# Utility Tree worker killed in CT



## sweetjetskier (Jun 12, 2014)

Story from local ABC channel:


http://wtnh.com/2014/06/12/ny-man-dies-in-connecticut-tree-cutting-mishap/


----------



## Philthy (Jun 15, 2014)

Guy in the bucket was new to a 70', using a rope that was at least 20' short for the application, mind you there was a fresh 150' rope in his truck. He cuts a chunk of oak at least 2x the weight of the groundie, rope ran out on the guy, didn't have any wraps anywhere because the rope was already too short. Long story short he didn't let go, got lifted 10 feet, piece swung into him and knocked him unconscious, he dropped straight down and the piece landed on him. I heard today would have been his first Father's Day. Kiss the ones you love, and always break out the longer rope. You can argue about who's going to roll it up after the job gets done...


----------



## pdqdl (Jun 18, 2014)

That sounds just like a great way to get killed, but that info isn't in the news reports. How did you come by the inside information?

BTW: You'll never see me getting hoisted into the air by a log too heavy. I absolutely won't hang on, and I make sure I have the necessary wraps. I also make damn sure that I won't get tied up in the rope by accident, either. Every groundie should be taught this.


----------



## Philthy (Jun 19, 2014)

I used to work with said company and still stay somewhat close to some of the guys/the GF in that yard. Sat on storm for 11 hours with the guy who cut the piece, he seemed like a decent tree guy. I'm sure they're rushing because they're behind on the contract, but some things just can't be overlooked. 

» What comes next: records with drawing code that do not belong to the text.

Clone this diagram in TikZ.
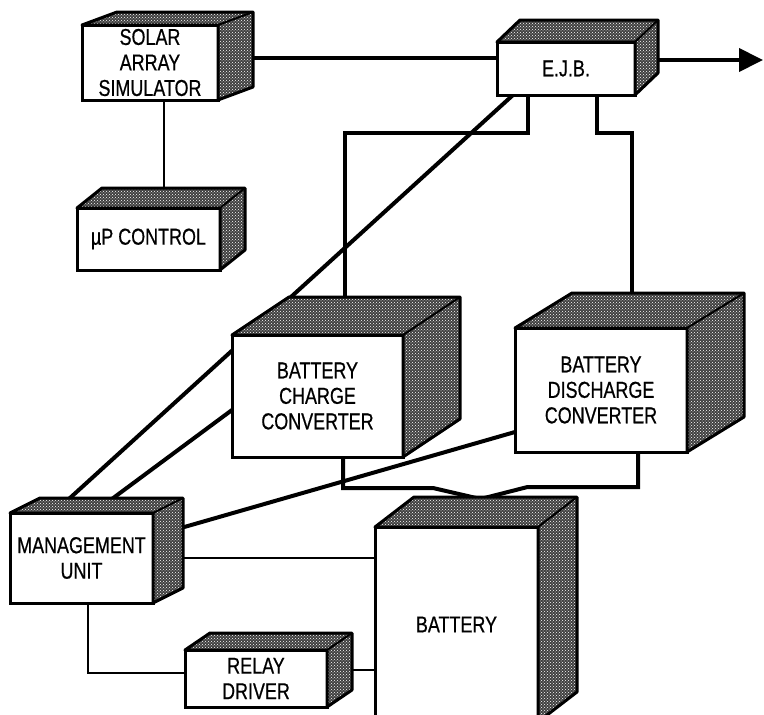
\documentclass[tikz,border=0pt]{standalone}
\usepackage{fontspec}
\newfontfamily\boxfont[FakeStretch=0.78, FakeBold=0.6]{Liberation Sans}
\usetikzlibrary{arrows.meta,patterns,backgrounds}

\tikzset{
  unit/.style={draw, line width=3pt, fill=white, inner sep=0pt, outer sep=0pt,
    align=center, font=\boxfont\fontsize{23}{25.5}\selectfont},
  face/.style={draw=black, line width=3pt, line join=round,
    preaction={fill=black!75}, pattern=crosshatch dots, pattern color=white},
  face edge/.style={line width=2pt},
  wire/.style={line width=4pt},
  thin wire/.style={line width=2pt}
}

% top and side of a unit, #2/#3 = depth offset
\newcommand\solidface[3]{%
  \draw[face] (#1.north west) -- ++(#2,#3) -- ([shift={(#2,#3)}]#1.north east)
    -- ([shift={(#2,#3)}]#1.south east) -- (#1.south east) -- (#1.north east) -- cycle;
  \draw[face edge] (#1.north east) -- ++(#2,#3);}

\begin{document}
\begin{tikzpicture}[x=1pt, y=-1pt]
    \useasboundingbox (0,0) rectangle (764,715);
    % units
    \node[unit, minimum width=136pt, minimum height=75pt] (sas) at (150,62.5) {SOLAR\\ARRAY\\SIMULATOR};
    \node[unit, minimum width=138pt, minimum height=53pt] (ejb) at (566,68.5) {E.J.B.};
    \node[unit, minimum width=143pt, minimum height=62pt] (mup) at (148.5,239) {µP CONTROL};
    \node[unit, minimum width=171pt, minimum height=122pt] (bcc) at (317.5,396) {BATTERY\\CHARGE\\CONVERTER};
    \node[unit, minimum width=172pt, minimum height=124pt] (bdc) at (601,390) {BATTERY\\DISCHARGE\\CONVERTER};
    \node[unit, minimum width=143pt, minimum height=90pt] (mu) at (81.5,558) {MANAGEMENT\\UNIT};
    \node[unit, minimum width=142pt, minimum height=57pt] (rd) at (256,678.5) {RELAY\\DRIVER};
    \node[unit, minimum width=163pt, minimum height=195pt] (bat) at (456.5,624.5) {BATTERY};
    \coordinate (out) at (763,60);

    \solidface{sas}{35}{-13}
    \solidface{ejb}{23}{-22}
    \solidface{mup}{25}{-20}
    \solidface{bcc}{57}{-38}
    \solidface{bdc}{57}{-35}
    \solidface{mu}{30}{-15}
    \solidface{rd}{25}{-17}
    \solidface{bat}{39}{-30}

    % connections
    \begin{scope}[on background layer]
    \draw[wire] ([yshift=4.5]sas.east) -- ([yshift=4.5]sas.east -| ejb.west);
    \draw[wire, -{Triangle[length=24pt, width=23pt]}] ([yshift=8.5]ejb.east) -- (out);
    \draw[thin wire] ([xshift=14]sas.south) -- ([xshift=14]sas.south |- mup.north);
    \draw[wire] ([xshift=-38]ejb.south) -- ++(0,38) -| ([xshift=27]bcc.north);
    \draw[wire] ([xshift=31]ejb.south) -- ++(0,38) -| ([xshift=31]bdc.north);
    \draw[wire] ([xshift=16]ejb.south west) -- ([xshift=43.5]mu.north west);
    \draw[wire] ([yshift=-14]bcc.west) -- ([xshift=83]mu.north west);
    \draw[wire] ([yshift=-42]bdc.west) -- ([yshift=22]mu.east);
    \draw[wire] ([xshift=25.5]bcc.south) -- ++(0,31) -- ++(90,0) -- ([shift={(24,-28)}]bat.north)
        -- ++(47,-12) -| ([xshift=37]bdc.south);
    \draw[thin wire] (mu.east) -- (mu.east -| bat.west);
    \draw[thin wire] ([xshift=6.5]mu.south) |- ([yshift=5.5]rd.west);
    \draw[thin wire] ([yshift=8.5]rd.east) -- ([yshift=8.5]rd.east -| bat.west);
    \end{scope}
\end{tikzpicture}
\end{document}
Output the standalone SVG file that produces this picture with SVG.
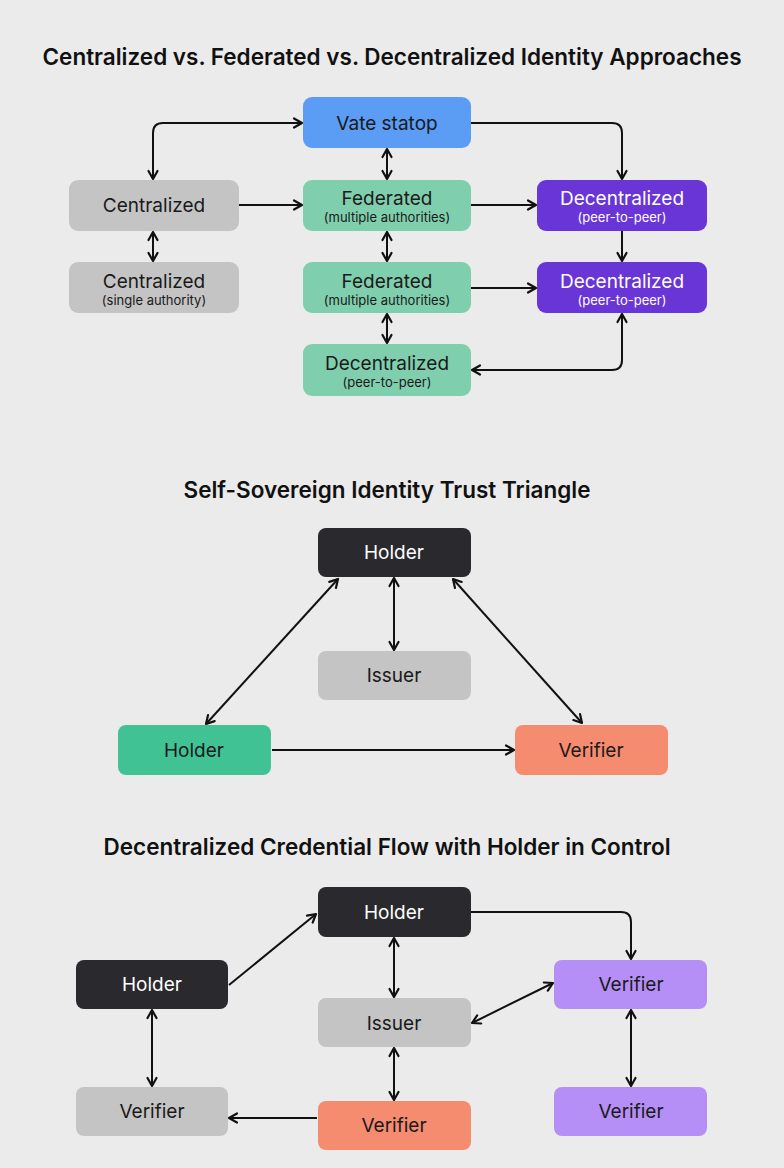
<svg xmlns="http://www.w3.org/2000/svg" width="784" height="1168" viewBox="0 0 784 1168">
<defs>
<marker id="ah" viewBox="0 0 12 12" refX="10" refY="6" markerWidth="12" markerHeight="12" markerUnits="userSpaceOnUse" orient="auto-start-reverse">
<path d="M2,1.5 L10,6 L2,10.5" fill="none" stroke="#111" stroke-width="2.2" stroke-linecap="round" stroke-linejoin="round"/>
</marker>
<style>
.title{font-family:Inter,"Liberation Sans",sans-serif;font-size:22.5px;font-weight:600;fill:#111;text-anchor:middle}
.t{font-family:Inter,"Liberation Sans",sans-serif;font-size:19px;fill:#1a1a1a;text-anchor:middle}
.s{font-family:Inter,"Liberation Sans",sans-serif;font-size:13px;fill:#1a1a1a;text-anchor:middle}
.w{fill:#ffffff}
.c line,.c path{fill:none;stroke:#111;stroke-width:2}
.gray{fill:#c4c4c4}
.blue{fill:#5b9cf4}
.green{fill:#7fcfae}
.purple{fill:#6a35d6}
.dark{fill:#2a292d}
.teal{fill:#40c295}
.orange{fill:#f58b6f}
.lpurple{fill:#b58ff5}
</style>
</defs>
<rect width="784" height="1168" fill="#ebebeb"/>

<text class="title" x="392" y="65">Centralized vs. Federated vs. Decentralized Identity Approaches</text>
<text class="title" x="387" y="498">Self-Sovereign Identity Trust Triangle</text>
<text class="title" x="387" y="855">Decentralized Credential Flow with Holder in Control</text>

<g class="c">
<!-- section 1 -->
<path d="M153,179 V133 Q153,123 163,123 H302" marker-start="url(#ah)" marker-end="url(#ah)"/>
<path d="M471,123 H612 Q622,123 622,133 V179" marker-end="url(#ah)"/>
<line x1="387" y1="149" x2="387" y2="179" marker-start="url(#ah)" marker-end="url(#ah)"/>
<line x1="239" y1="205" x2="302" y2="205" marker-end="url(#ah)"/>
<line x1="471" y1="205" x2="536" y2="205" marker-end="url(#ah)"/>
<line x1="153" y1="232" x2="153" y2="261" marker-start="url(#ah)" marker-end="url(#ah)"/>
<line x1="387" y1="232" x2="387" y2="261" marker-start="url(#ah)" marker-end="url(#ah)"/>
<line x1="622" y1="231" x2="622" y2="261" marker-end="url(#ah)"/>
<line x1="471" y1="288" x2="536" y2="288" marker-end="url(#ah)"/>
<line x1="387" y1="314" x2="387" y2="343" marker-start="url(#ah)" marker-end="url(#ah)"/>
<path d="M622,314 V360 Q622,370 612,370 H472" marker-start="url(#ah)" marker-end="url(#ah)"/>
<!-- section 2 -->
<line x1="394" y1="578" x2="394" y2="650" marker-start="url(#ah)" marker-end="url(#ah)"/>
<line x1="338" y1="579" x2="206" y2="724" marker-start="url(#ah)" marker-end="url(#ah)"/>
<line x1="453" y1="579" x2="582" y2="723" marker-start="url(#ah)" marker-end="url(#ah)"/>
<line x1="272" y1="750" x2="514" y2="750" marker-end="url(#ah)"/>
<!-- section 3 -->
<line x1="229" y1="985" x2="316" y2="914" marker-end="url(#ah)"/>
<path d="M471,912 H621 Q631,912 631,922 V959" marker-end="url(#ah)"/>
<line x1="394" y1="938" x2="394" y2="997" marker-start="url(#ah)" marker-end="url(#ah)"/>
<line x1="472" y1="1023" x2="553" y2="983" marker-start="url(#ah)" marker-end="url(#ah)"/>
<line x1="152" y1="1010" x2="152" y2="1086" marker-start="url(#ah)" marker-end="url(#ah)"/>
<line x1="394" y1="1048" x2="394" y2="1100" marker-start="url(#ah)" marker-end="url(#ah)"/>
<line x1="317" y1="1118" x2="229" y2="1118" marker-end="url(#ah)"/>
<line x1="631" y1="1010" x2="631" y2="1086" marker-start="url(#ah)" marker-end="url(#ah)"/>
</g>

<!-- section 1 nodes -->
<g id="vate"><rect class="blue" x="303" y="97" width="168" height="51" rx="9"/><text class="t" x="387" y="130">Vate statop</text></g>
<g id="centralized1"><rect class="gray" x="69" y="180" width="170" height="51" rx="9"/><text class="t" x="154" y="212">Centralized</text></g>
<g id="federated1"><rect class="green" x="303" y="180" width="168" height="51" rx="9"/><text class="t" x="387" y="205">Federated</text><text class="s" x="387" y="222">(multiple authorities)</text></g>
<g id="decentralized1"><rect class="purple" x="537" y="180" width="170" height="51" rx="9"/><text class="t w" x="622" y="205">Decentralized</text><text class="s w" x="622" y="222">(peer-to-peer)</text></g>
<g id="centralized2"><rect class="gray" x="69" y="262" width="170" height="51" rx="9"/><text class="t" x="154" y="288">Centralized</text><text class="s" x="154" y="305">(single authority)</text></g>
<g id="federated2"><rect class="green" x="303" y="262" width="168" height="51" rx="9"/><text class="t" x="387" y="288">Federated</text><text class="s" x="387" y="305">(multiple authorities)</text></g>
<g id="decentralized2"><rect class="purple" x="537" y="262" width="170" height="51" rx="9"/><text class="t w" x="622" y="288">Decentralized</text><text class="s w" x="622" y="305">(peer-to-peer)</text></g>
<g id="decentralized3"><rect class="green" x="303" y="344" width="168" height="52" rx="9"/><text class="t" x="387" y="370">Decentralized</text><text class="s" x="387" y="387">(peer-to-peer)</text></g>

<!-- section 2 nodes -->
<g id="holder-top"><rect class="dark" x="318" y="528" width="153" height="49" rx="8"/><text class="t w" x="394" y="559">Holder</text></g>
<g id="issuer-2"><rect class="gray" x="318" y="651" width="153" height="49" rx="8"/><text class="t" x="394" y="682">Issuer</text></g>
<g id="holder-green"><rect class="teal" x="118" y="725" width="153" height="50" rx="8"/><text class="t" x="194" y="757">Holder</text></g>
<g id="verifier-2"><rect class="orange" x="515" y="725" width="153" height="50" rx="8"/><text class="t" x="591" y="757">Verifier</text></g>

<!-- section 3 nodes -->
<g id="holder-3top"><rect class="dark" x="318" y="887" width="153" height="50" rx="8"/><text class="t w" x="394" y="919">Holder</text></g>
<g id="holder-3left"><rect class="dark" x="76" y="960" width="152" height="49" rx="8"/><text class="t w" x="152" y="991">Holder</text></g>
<g id="issuer-3"><rect class="gray" x="318" y="998" width="153" height="49" rx="8"/><text class="t" x="394" y="1030">Issuer</text></g>
<g id="verifier-3p1"><rect class="lpurple" x="554" y="960" width="153" height="49" rx="8"/><text class="t" x="631" y="991">Verifier</text></g>
<g id="verifier-3gray"><rect class="gray" x="76" y="1087" width="152" height="49" rx="8"/><text class="t" x="152" y="1118">Verifier</text></g>
<g id="verifier-3orange"><rect class="orange" x="318" y="1101" width="153" height="49" rx="8"/><text class="t" x="394" y="1132">Verifier</text></g>
<g id="verifier-3p2"><rect class="lpurple" x="554" y="1087" width="153" height="49" rx="8"/><text class="t" x="631" y="1118">Verifier</text></g>
</svg>
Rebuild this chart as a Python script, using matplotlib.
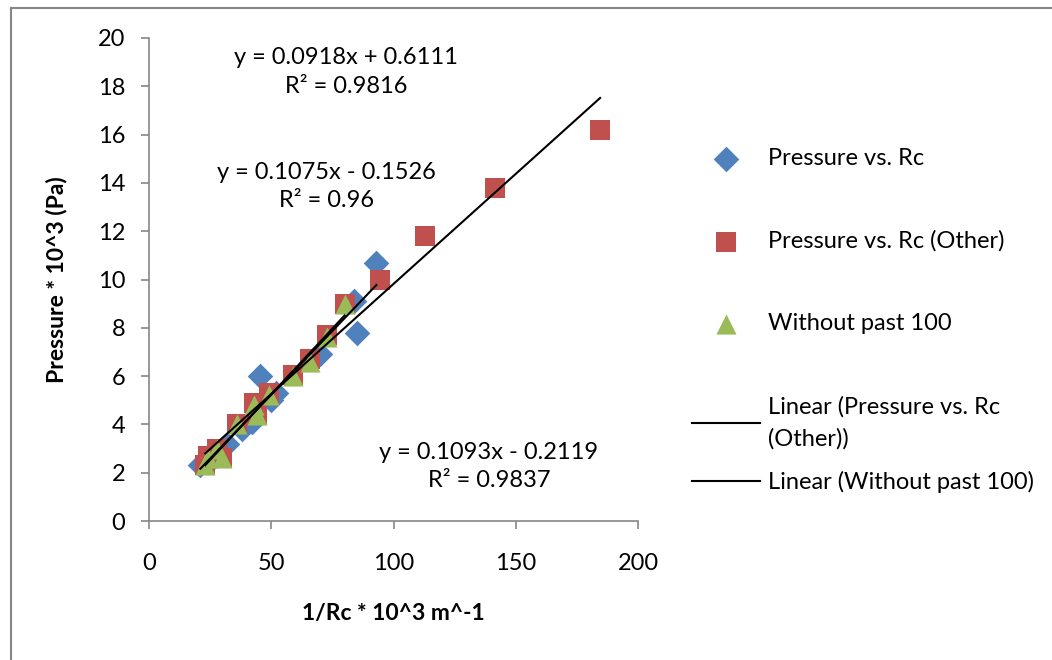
import numpy as np
import matplotlib
matplotlib.use("Agg")
import matplotlib.pyplot as plt
from matplotlib.lines import Line2D

plt.rcParams['font.family'] = ['Lato', 'DejaVu Sans']

# ---- data ----
blue_x = [21, 25, 32, 38, 42, 45.5, 50, 52, 70, 84, 85, 93]
blue_y = [2.3, 2.5, 3.2, 3.8, 4.1, 6.0, 5.0, 5.3, 6.9, 9.1, 7.8, 10.7]

red_x = [23, 24, 28, 30, 36, 43, 44, 49, 59, 66, 73, 80, 94.5, 113, 141.5, 184.5]
red_y = [2.3, 2.7, 3.0, 2.6, 4.0, 4.9, 4.4, 5.3, 6.05, 6.7, 7.7, 9.0, 10.0, 11.8, 13.8, 16.2]

green_x = [23, 24, 28, 30, 36, 43, 44, 49, 59, 66, 73, 80]
green_y = [2.3, 2.6, 3.0, 2.6, 4.0, 4.8, 4.4, 5.2, 6.0, 6.6, 7.6, 9.0]

eq_texts = [("y = 0.0918x + 0.6111\nR² = 0.9816", 80.5, 18.6),
            ("y = 0.1075x - 0.1526\nR² = 0.96", 72.5, 13.85),
            ("y = 0.1093x - 0.2119\nR² = 0.9837", 139.0, 2.25)]

xticks = [0, 50, 100, 150, 200]
yticks = [0, 2, 4, 6, 8, 10, 12, 14, 16, 18, 20]

BLUE = '#4F81BD'
RED = '#C0504D'
GREEN = '#9BBB59'
AXC = '#868686'
FS = 17

W, H = 1052, 660
fig = plt.figure(figsize=(W / 100, H / 100), dpi=100)
ax = fig.add_axes([149 / W, 1 - 521 / H, (638 - 149) / W, (521 - 38) / H])

ax.scatter(blue_x, blue_y, marker='D', s=170, color=BLUE, linewidths=0, zorder=3,
           label='Pressure vs. Rc')
ax.scatter(red_x, red_y, marker='s', s=210, color=RED, linewidths=0, zorder=4,
           label='Pressure vs. Rc (Other)')
ax.scatter(green_x, green_y, marker='^', s=210, color=GREEN, linewidths=0, zorder=5,
           label='Without past 100')


def trend(xs, ys, label=None):
    k, b = np.polyfit(xs, ys, 1)
    xx = np.array([min(xs), max(xs)])
    return ax.plot(xx, k * xx + b, color='black', lw=1.5, zorder=6, label=label)[0]


l1 = trend(red_x, red_y, 'Linear (Pressure vs. Rc\n(Other))')
l2 = trend(green_x, green_y, 'Linear (Without past 100)')
trend(blue_x, blue_y, None)

for t, x, y in eq_texts:
    ax.text(x, y, t, ha='center', va='center', fontsize=FS, linespacing=1.45, color='black')

ax.set_xlim(0, 200)
ax.set_ylim(0, 20)
ax.set_xticks(xticks)
ax.set_yticks(yticks)
ax.tick_params(axis='both', labelsize=FS, color=AXC, length=6, width=1.2, direction='out')
ax.tick_params(axis='x', pad=17)
ax.tick_params(axis='y', pad=11)
for s in ['top', 'right']:
    ax.spines[s].set_visible(False)
for s in ['left', 'bottom']:
    ax.spines[s].set_color(AXC)
    ax.spines[s].set_linewidth(1.2)

ax.set_xlabel('1/Rc * 10^3 m^-1', fontsize=16.5, fontweight='bold', labelpad=21)
ax.set_ylabel('Pressure * 10^3 (Pa)', fontsize=16.5, fontweight='bold', labelpad=22)

handles, labels = ax.get_legend_handles_labels()
leg1 = fig.legend(handles[:4], labels[:4], loc='upper left', bbox_to_anchor=(692 / W, 1 - 148 / H),
                  frameon=False, fontsize=FS, labelspacing=2.6, handlelength=2.9,
                  handletextpad=0.3, borderaxespad=0, borderpad=0)
leg1.get_texts()[3].set_linespacing(1.6)
leg2 = fig.legend(handles[4:], labels[4:], loc='upper left', bbox_to_anchor=(692 / W, 1 - 471 / H),
                  frameon=False, fontsize=FS, handlelength=2.9,
                  handletextpad=0.3, borderaxespad=0, borderpad=0)

# outer chart frame
fig.add_artist(Line2D([11 / W, 11 / W], [0, 1 - 8 / H], color=AXC, lw=1.5))
fig.add_artist(Line2D([11 / W, 1], [1 - 8 / H, 1 - 8 / H], color=AXC, lw=1.5))

fig.savefig('out.png', dpi=100)
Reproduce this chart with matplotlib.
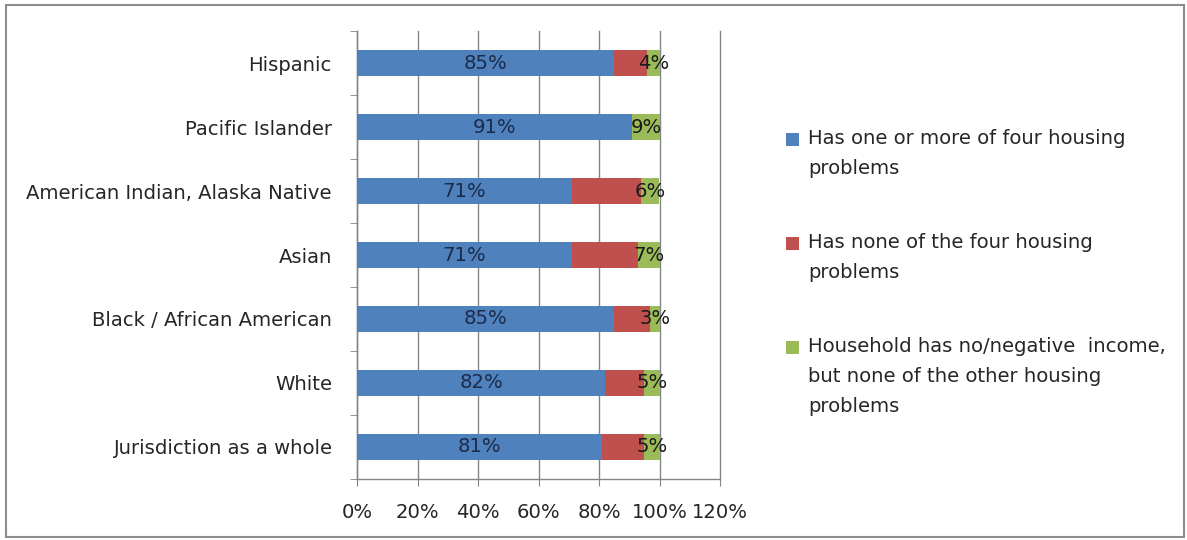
import matplotlib
matplotlib.use('Agg')
import matplotlib.pyplot as plt
import matplotlib.patches as mpatches
import matplotlib.ticker as mticker
import numpy as np

# ── Data ─────────────────────────────────────────────────────────────────────
groups = ['Hispanic', 'Pacific Islander', 'American Indian, Alaska Native',
          'Asian', 'Black / African American', 'White', 'Jurisdiction as a whole']
has_problems  = [85, 91, 71, 71, 85, 82, 81]
no_problems   = [11, 0, 23, 22, 12, 13, 14]
no_income     = [4, 9, 6, 7, 3, 5, 5]

series_names = ['Has one or more of four housing\nproblems',
                'Has none of the four housing\nproblems',
                'Household has no/negative  income,\nbut none of the other housing\nproblems']
colors = ['#4F81BD', '#C0504D', '#9BBB59']

FONT = 'DejaVu Sans'
FS = 14.1
TXT = '#262626'
W, H = 1187, 540

# ── Figure ───────────────────────────────────────────────────────────────────
fig = plt.figure(figsize=(W / 100, H / 100), dpi=100)
fig.patch.set_facecolor('white')
ax = fig.add_axes([357 / W, 61 / H, 363 / W, 448 / H])

y = np.arange(len(groups))[::-1]
left = np.zeros(len(groups))
vals = [has_problems, no_problems, no_income]
for v, c in zip(vals, colors):
    ax.barh(y, v, left=left, height=0.4, color=c, zorder=3)
    left = left + np.array(v)

# data labels: blue and green segments only
for yi, a, b, g in zip(y, has_problems, no_problems, no_income):
    ax.text(a / 2, yi, f'{a}%', ha='center', va='center', fontsize=FS,
            family=FONT, color='#1c2b4a', zorder=4)
    ax.text(a + b + g / 2, yi, f'{g}%', ha='center', va='center', fontsize=FS,
            family=FONT, color='#1a1a1a', zorder=4)

ax.set_xlim(0, 120)
ax.set_ylim(-0.5, len(groups) - 0.5)
ax.xaxis.set_major_locator(mticker.MultipleLocator(20))
ax.xaxis.set_major_formatter(mticker.FuncFormatter(lambda v, p: f'{v:.0f}%'))
ax.grid(axis='x', color='#858585', linewidth=1.0, zorder=1)
for gl in ax.get_xgridlines():
    gl.set_clip_on(False)

ax.set_yticks(y)
ax.set_yticklabels(groups)
ax.set_yticks(np.arange(len(groups) + 1) - 0.5, minor=True)
ax.tick_params(axis='y', which='major', length=0, pad=18)
ax.tick_params(axis='y', which='minor', length=5, color='#858585', direction='out')
ax.tick_params(axis='x', length=5, color='#858585', direction='out', pad=12)
for lab in ax.get_xticklabels() + ax.get_yticklabels():
    lab.set_fontfamily(FONT)
    lab.set_fontsize(FS)
    lab.set_color(TXT)

for s in ['top', 'right']:
    ax.spines[s].set_visible(False)
for s in ['left', 'bottom']:
    ax.spines[s].set_color('#858585')
    ax.spines[s].set_linewidth(1.0)

# ── Legend (square aligned with first text line) ─────────────────────────────
leg_y = [139, 243, 347]
for name, c, ly in zip(series_names, colors, leg_y):
    fig.patches.append(mpatches.Rectangle((786 / W, 1 - (ly + 7) / H), 13 / W, 13 / H,
                                          transform=fig.transFigure, facecolor=c,
                                          edgecolor='none'))
    for k, line in enumerate(name.split('\n')):
        fig.text(808 / W, 1 - (ly + 30 * k) / H, line, ha='left', va='center',
                 fontsize=FS, family=FONT, color=TXT)

# outer chart border
fig.patches.append(mpatches.Rectangle((6 / W, 3 / H), 1178 / W, 532 / H,
                                      transform=fig.transFigure, facecolor='none',
                                      edgecolor='#8c8c8c', linewidth=1.5))

fig.savefig('out.png', dpi=100)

I feel compelled to try and do something for his family. I never met him directly, but he was friends with my friends, and wasn't but a year younger than I am, with both of us being relatively new fathers. If anyone has any experience with this kind of situation, any advice would be appreciated. 

Stay safe out there fellas!!


----------



## chevybob (Jun 19, 2014)

I feel a lot of tree accidents have been happening lately. Just last year another CT company who is local to me have a fatality while running a Teupen or however it's spelled lift. Big piece of wood came down the wrong way took the lift down with the guy.


----------



## arathol (Jun 28, 2014)

Trees Inc was doing line clearance for the power company. A few days after this accident, another crew from the same company was too near the tracks (on the tracks actually) and the truck got hit by an Amtrack commuter train. 4 injured on the train, one in the truck. The company has since been fired by the power company.


----------



## jefflovstrom (Jun 28, 2014)

Life is hard, never soft, grow it long, shave it off,,Van Halen.
Jeff


----------



## swera (Oct 28, 2014)

Probably a good idea. Notice how the majority of fatalities are "crush" injuries? Everybody figures that if they wear enough PPE that they'll be bullet proof. PPE is good, it helps prevent a lot of saw injuries and minor head bumps but notice how few injuries are from the saw itself.
That's not to say a saw won't bite, it sure as hell will. But too many people with more enthusiasm than actual experience forget about the weight and force and sudden movement of logs. A little reminder never hurts.


----------